One word that comes to mind when we think of Nebraska’s afterschool programs – resilience. As we look back on the past year, we’ve seen afterschool programs’ innovative efforts to prepare our youth for successful careers, provide STEM skills, and deliver problem-solving activities.
To top off these efforts, we’ve seen our afterschool programs combat the pandemic with creative and relevant activities for young people. Today, we visited with Austin Casselberry, Norfolk Public Schools 21st CCLC Grant Project Director. The school is also the home to Aftershock, their afterschool program that delivers intentional quality learning.
Nebraska Children and Families Foundation is on board with purposeful afterschool programs like these. We are home to Beyond School Bells (BSB), a dedicated network of afterschool professionals who create, sustain, and enhance quality expanded learning programs, or ELOs.

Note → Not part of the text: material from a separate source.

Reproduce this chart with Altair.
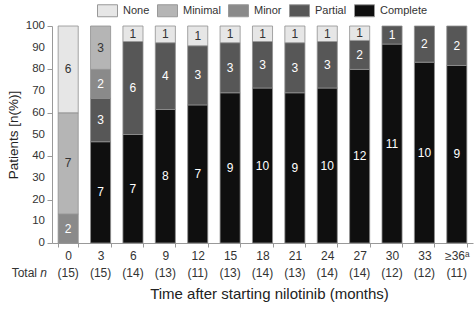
import altair as alt
import pandas as pd

months = ["0", "3", "6", "9", "12", "15", "18", "21", "24", "27", "30", "33", "≥36ᵃ"]
totals = [15, 15, 14, 13, 11, 13, 14, 13, 14, 14, 12, 12, 11]
categories = ["None", "Minimal", "Minor", "Partial", "Complete"]
none_n = [6, 0, 1, 1, 1, 1, 1, 1, 1, 1, 0, 0, 0]
minimal_n = [7, 3, 0, 0, 0, 0, 0, 0, 0, 0, 0, 0, 0]
minor_n = [2, 2, 0, 0, 0, 0, 0, 0, 0, 0, 0, 0, 0]
partial_n = [0, 3, 6, 4, 3, 3, 3, 3, 3, 2, 1, 2, 2]
complete_n = [0, 7, 7, 8, 7, 9, 10, 9, 10, 12, 11, 10, 9]
y_ticks = list(range(0, 101, 10))
colors = ["#e6e6e6", "#b5b5b5", "#8a8a8a", "#575757", "#0f0f0f"]

series = {"None": none_n, "Minimal": minimal_n, "Minor": minor_n,
          "Partial": partial_n, "Complete": complete_n}

rows = []
for i, m in enumerate(months):
    tot = sum(series[c][i] for c in categories)
    lo = 0.0
    for c in reversed(categories):
        v = series[c][i]
        if v == 0:
            continue
        hi = lo + v / tot * 100
        rows.append({"month": m, "category": c, "count": v, "lo": lo, "hi": hi,
                     "mid": (lo + hi) / 2})
        lo = hi
df = pd.DataFrame(rows)
tot_df = pd.DataFrame({"month": months, "label": [f"({t})" for t in totals]})
ytick_df = pd.DataFrame({"v": y_ticks})

FONT = "Liberation Sans"
W, H = 421, 217

xaxis = alt.Axis(title="Time after starting nilotinib (months)", labelAngle=0,
                 tickBand="extent", tickSize=4, tickColor="#999999",
                 domainColor="#999999", labelFontSize=12, labelColor="#333333",
                 labelPadding=3, titleFontSize=15, titleFontWeight="normal",
                 titleColor="#222222", titlePadding=25, labelFont=FONT,
                 titleFont=FONT, titleX=217, titleAlign="center")
xscale = alt.Scale(domain=months, paddingInner=0.38, paddingOuter=0.19)

yaxis = alt.Axis(title="Patients [n(%)]", values=y_ticks, tickCount=10,
                 labels=False,
                 tickSize=5, tickColor="#999999", domainColor="#999999",
                 titleFontSize=13.5, titleFontWeight="normal", titleColor="#222222",
                 titlePadding=26, grid=False, titleFont=FONT)
yscale = alt.Scale(domain=[0, 100], nice=False)

bars = alt.Chart(df).mark_bar(stroke="#8f8f8f", strokeWidth=0.8).encode(
    x=alt.X("month:N", sort=months, scale=xscale, axis=xaxis),
    y=alt.Y("lo:Q", scale=yscale, axis=yaxis),
    y2="hi:Q",
    color=alt.Color("category:N", scale=alt.Scale(domain=categories, range=colors),
                    legend=alt.Legend(title=None, orient="none", direction="horizontal",
                                      legendX=45, legendY=-26,
                                      symbolType="M-1,-0.6H1V0.6H-1Z", symbolSize=400,
                                      symbolStrokeColor="#999999", symbolStrokeWidth=1,
                                      symbolOpacity=1, labelFontSize=11,
                                      labelColor="#333333", labelOffset=5,
                                      columnPadding=5, labelFont=FONT)),
)

labels = alt.Chart(df).mark_text(fontSize=12, font=FONT, baseline="middle").encode(
    x=alt.X("month:N", sort=months, scale=xscale, axis=xaxis),
    y=alt.Y("mid:Q", scale=yscale, axis=yaxis),
    text="count:Q",
    color=alt.condition("datum.category == 'None' || datum.category == 'Minimal'",
                        alt.value("#333333"), alt.value("#ffffff")),
)

ytick_labels = alt.Chart(ytick_df).mark_text(
    fontSize=11.5, font=FONT, color="#333333", align="right", baseline="middle").encode(
    y=alt.Y("v:Q", scale=yscale, axis=yaxis),
    x=alt.value(-7),
    text="v:Q",
)

total_row = alt.Chart(tot_df).mark_text(fontSize=12, font=FONT, color="#333333",
                                        baseline="middle").encode(
    x=alt.X("month:N", sort=months, scale=xscale, axis=xaxis),
    y=alt.value(H + 30),
    text="label:N",
)

total_word = alt.Chart(pd.DataFrame({"t": ["Total"]})).mark_text(
    fontSize=12, font=FONT, color="#333333", align="right", baseline="middle").encode(
    x=alt.value(-15), y=alt.value(H + 30), text="t:N")
total_n = alt.Chart(pd.DataFrame({"t": ["n"]})).mark_text(
    fontSize=12, font=FONT, fontStyle="italic", color="#333333", align="right",
    baseline="middle").encode(
    x=alt.value(-5), y=alt.value(H + 30), text="t:N")

chart = alt.layer(bars, labels, ytick_labels, total_row, total_word, total_n).properties(
    width=W, height=H,
    padding={"left": 52, "top": 26, "right": 1, "bottom": 71},
    autosize=alt.AutoSizeParams(type="none"),
    background="white",
).configure_view(stroke=None)

chart.save("out.html", embed_options={"renderer": "svg", "actions": False})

BSB recognizes that traditional school days can’t always provide the extracurricular and hands-on activities that kids and youth need to be competitive for the job market, engaged in creative problem-solving, and up-to-speed with STEM skills, just to name a few reasons why afterschool is important.
Beyond School Bells is always glad to catch up with one of our partners and afterschool programs like Aftershock, which recently began a podcasting club. Say what you will about afterschool and summer programs, but they are anything but just babysitting.
Despite this occasional misconception, as we spoke with Austin, it became evident that throughout Nebraska, initiatives like the podcasting club are one of many that allow kids to experiment, become career-ready, and have fun in a safe environment.
Austin said that when the high-tech equipment arrived, it was put to immediate use. With an upcoming band and orchestra concert, the school wanted to engage the parents while remaining socially distant. This is where the equipment for broadcasting and podcasting came in handy.
“We then recorded the band and orchestra concerts,” said Austin. “So, the parents were able to watch their kids!”
Austin said that from there, parents received clips of their children’s performance within a few days. “It was a huge stress relief for teachers,” he said. “The band and music instructors just had to run the concert.”
Soon after, the cameras and filmmaking software continued to be put to good use. Students in the afterschool podcasting club began to exercise their creative skills and a series was born. Austin said that the club allows students to exercise a great deal of freedom in how and what they engage for the podcasts.
“The kids pick the topic, they do the branding, then they do an episode of interest. They even try to identify professionals to be interviewed.”
This is where afterschool truly makes an impact. When kids can speak to admired professionals in a field of interest, this is the possible beginning of a career. Whether that career is in marketing, communications, or the interviewee’s field, one thing is for certain – students are spending their time wisely. They’re gaining soft and hard skills that will prepare them for the 21st century job market.
Austin said that in addition to providing career exploration and technical expertise, the students exercised even more creativity with holiday themes.
“For episode one, for Halloween, we featured paranormal activity in Northeast Nebraska, so we interviewed the president of the paranormal activity organization!” said Austin.
Although Austin said that perhaps the students won’t pursue a ghostbusting career, they’re still learning a valuable lesson.
“The kids realize adults aren’t scary!” said Austin. “And they realize, ‘I can ask them about their job.’”
Episode two, meanwhile, was a podcast on the history of all games. Students explored the backgrounds of video games, board games, and animation. And they’re not showing any signs of stopping.
“Now they’re working on an episode about less common sports,” said Austin. “The topics are fun, and kids get one hundred percent input on what the topics are and how to put them together.”
Austin said one of the most memorable moments was after a long wait period, watching the students finally test out the new equipment.
“The kids were skeptical at first, thinking, ‘Why do we need this?’ Then, they heard their voices with those nice mics and speakers, and they lit up. It hooked a lot of kids, it was really cool,” said Austin.
As with so many afterschool activities, the possibilities are endless. Austin said that one highly desired career and skill set is content creation, which students can learn throughout podcasting.
“Marketing has shifted to social media; someone has to produce ads, it’s a fast-growing career. Kids have the opportunity to be content creators,” he said.
Austin said his sincere hope is that students will explore career options in content creation or through networking with their professional guests that can spark an interest.
As far as the future goes, the podcasting club continues to flex their innovative muscles.
“Moving forward, we’ll invite more partners and be intentional about the career aspect,” said Austin. One of the possible future initiatives include the local radio station and college teaming up with the afterschool program to supply more equipment.
Above all, Austin shares BSB’s view that afterschool is truly where the magic can happen, as the curriculum is developed with the next generation of professionals and community’s needs in mind.
“Afterschool programs have provided hands-on expanded learning,” said Austin. “It’s intentional. I don’t know a single afterschool program that doesn’t take a good hard look at their community’s needs in order to prepare the next generation for the workforce.”